I don’t think it’s the “task” in multitasking that does it. It isn’t so much what we’re actually doing with the many spider-arms we seem to think we possess, but rather what we’re thinking. So many of us get trapped on that to-do-list carousel, going round and round, reaching for that brass ring that keeps reappearing with every circuit.
I think of Sisyphus, fated by the gods to push the same giant boulder up the same hill every day, only to see it roll back down again.
I think of Prometheus, chained to a rock while an eagle plucked his liver out every day – only to have it grow back again, only to have it plucked out again, etc.

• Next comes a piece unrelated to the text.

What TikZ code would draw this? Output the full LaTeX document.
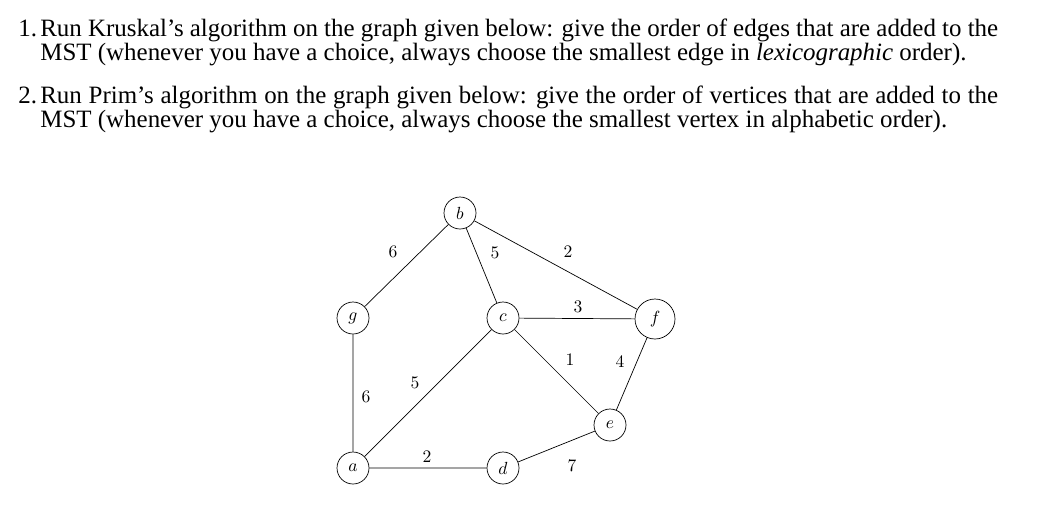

But it’s not just the repetitiveness of our daily chores that has us sprinkling powdered poison onto our cereal or backing our cars into other people’s cars. It’s the assault from outside of us.
Once it was just TV commercials, radio ads and billboard messages that we had to tune out. Now, the busy chatter is coming at us from a place far closer.
I’m talking about the place inside our pockets. I’m talking about the spot right next to us, while we sleep. I’m talking about the smart phone and all those chimes and dings and hiccups it keeps emitting unless we reach deep into its “Settings” belly and gag it entirely.
I myself, for example, am instantly notified by my college every time the place does something it thinks is cool. I’m notified by NOAA every time there’s a storm brewing three states away.
I’m notified about any and all criminal trials deemed to be of such interest to the public that bulletins go out every time the Defense rests, every time the members of the Prosecution, prepare to question the witness, rising and buttoning their suit jackets the way everyone is always doing on The Good Wife.
I know it’s my fault. I did, after all, sign up for these notifications, so it’s on me if I get overwhelmed by the unstoppably pouring spout of them. Still, I can’t help thinking of that first phone call in history call made by Alexander Graham Bell to his assistant several rooms away. “Mr. Watson, Come Here, I Want You!” he shouted into the mouthpiece.
These days everybody wants us. The challenge is to remember that with the exception of the good safety-minded people at NOAA, really, they only want us so they can sell us stuff.